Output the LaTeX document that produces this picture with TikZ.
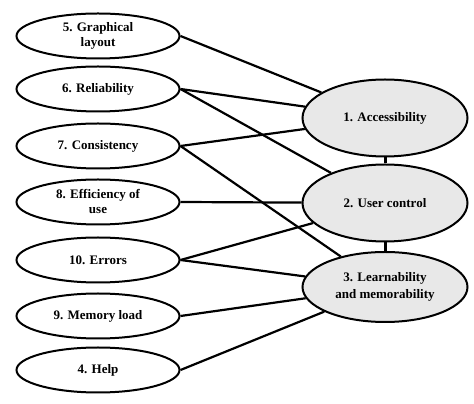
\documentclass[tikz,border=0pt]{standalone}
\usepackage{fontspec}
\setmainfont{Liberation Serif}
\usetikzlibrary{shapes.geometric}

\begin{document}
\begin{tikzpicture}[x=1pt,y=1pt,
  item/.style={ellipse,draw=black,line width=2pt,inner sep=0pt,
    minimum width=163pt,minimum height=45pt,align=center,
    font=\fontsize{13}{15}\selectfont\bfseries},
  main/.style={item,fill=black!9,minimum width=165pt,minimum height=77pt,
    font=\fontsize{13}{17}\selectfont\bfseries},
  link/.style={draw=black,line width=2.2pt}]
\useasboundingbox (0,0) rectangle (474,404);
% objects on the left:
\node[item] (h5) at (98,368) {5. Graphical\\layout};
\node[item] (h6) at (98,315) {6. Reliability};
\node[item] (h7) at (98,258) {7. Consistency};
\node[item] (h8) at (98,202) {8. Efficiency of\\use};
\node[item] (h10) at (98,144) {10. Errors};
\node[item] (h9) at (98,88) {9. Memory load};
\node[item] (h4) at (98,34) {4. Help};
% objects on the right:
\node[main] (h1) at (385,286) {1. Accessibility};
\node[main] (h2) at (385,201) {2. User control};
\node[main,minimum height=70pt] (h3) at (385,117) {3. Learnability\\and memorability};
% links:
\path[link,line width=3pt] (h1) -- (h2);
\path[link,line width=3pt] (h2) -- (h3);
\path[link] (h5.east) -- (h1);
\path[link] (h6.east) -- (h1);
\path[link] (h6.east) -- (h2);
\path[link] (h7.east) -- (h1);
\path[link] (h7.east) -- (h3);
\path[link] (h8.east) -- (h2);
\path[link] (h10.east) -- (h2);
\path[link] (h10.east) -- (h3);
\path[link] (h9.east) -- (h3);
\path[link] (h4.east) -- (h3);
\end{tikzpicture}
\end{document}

┄┄┄┄┄┄

GOAL:
Transcribe the listing in full and omit the pictures.

RESPONSE:
Output the LaTeX document that produces this picture with TikZ.
\documentclass[tikz,border=0pt]{standalone}
\usepackage{fontspec}
\setmainfont{Liberation Serif}
\usetikzlibrary{shapes.geometric}

\begin{document}
\begin{tikzpicture}[x=1pt,y=1pt,
  item/.style={ellipse,draw=black,line width=2pt,inner sep=0pt,
    minimum width=163pt,minimum height=45pt,align=center,
    font=\fontsize{13}{15}\selectfont\bfseries},
  main/.style={item,fill=black!9,minimum width=165pt,minimum height=77pt,
    font=\fontsize{13}{17}\selectfont\bfseries},
  link/.style={draw=black,line width=2.2pt}]
\useasboundingbox (0,0) rectangle (474,404);
% objects on the left:
\node[item] (h5) at (98,368) {5. Graphical\\layout};
\node[item] (h6) at (98,315) {6. Reliability};
\node[item] (h7) at (98,258) {7. Consistency};
\node[item] (h8) at (98,202) {8. Efficiency of\\use};
\node[item] (h10) at (98,144) {10. Errors};
\node[item] (h9) at (98,88) {9. Memory load};
\node[item] (h4) at (98,34) {4. Help};
% objects on the right:
\node[main] (h1) at (385,286) {1. Accessibility};
\node[main] (h2) at (385,201) {2. User control};
\node[main,minimum height=70pt] (h3) at (385,117) {3. Learnability\\and memorability};
% links:
\path[link,line width=3pt] (h1) -- (h2);
\path[link,line width=3pt] (h2) -- (h3);
\path[link] (h5.east) -- (h1);
\path[link] (h6.east) -- (h1);
\path[link] (h6.east) -- (h2);
\path[link] (h7.east) -- (h1);
\path[link] (h7.east) -- (h3);
\path[link] (h8.east) -- (h2);
\path[link] (h10.east) -- (h2);
\path[link] (h10.east) -- (h3);
\path[link] (h9.east) -- (h3);
\path[link] (h4.east) -- (h3);
\end{tikzpicture}
\end{document}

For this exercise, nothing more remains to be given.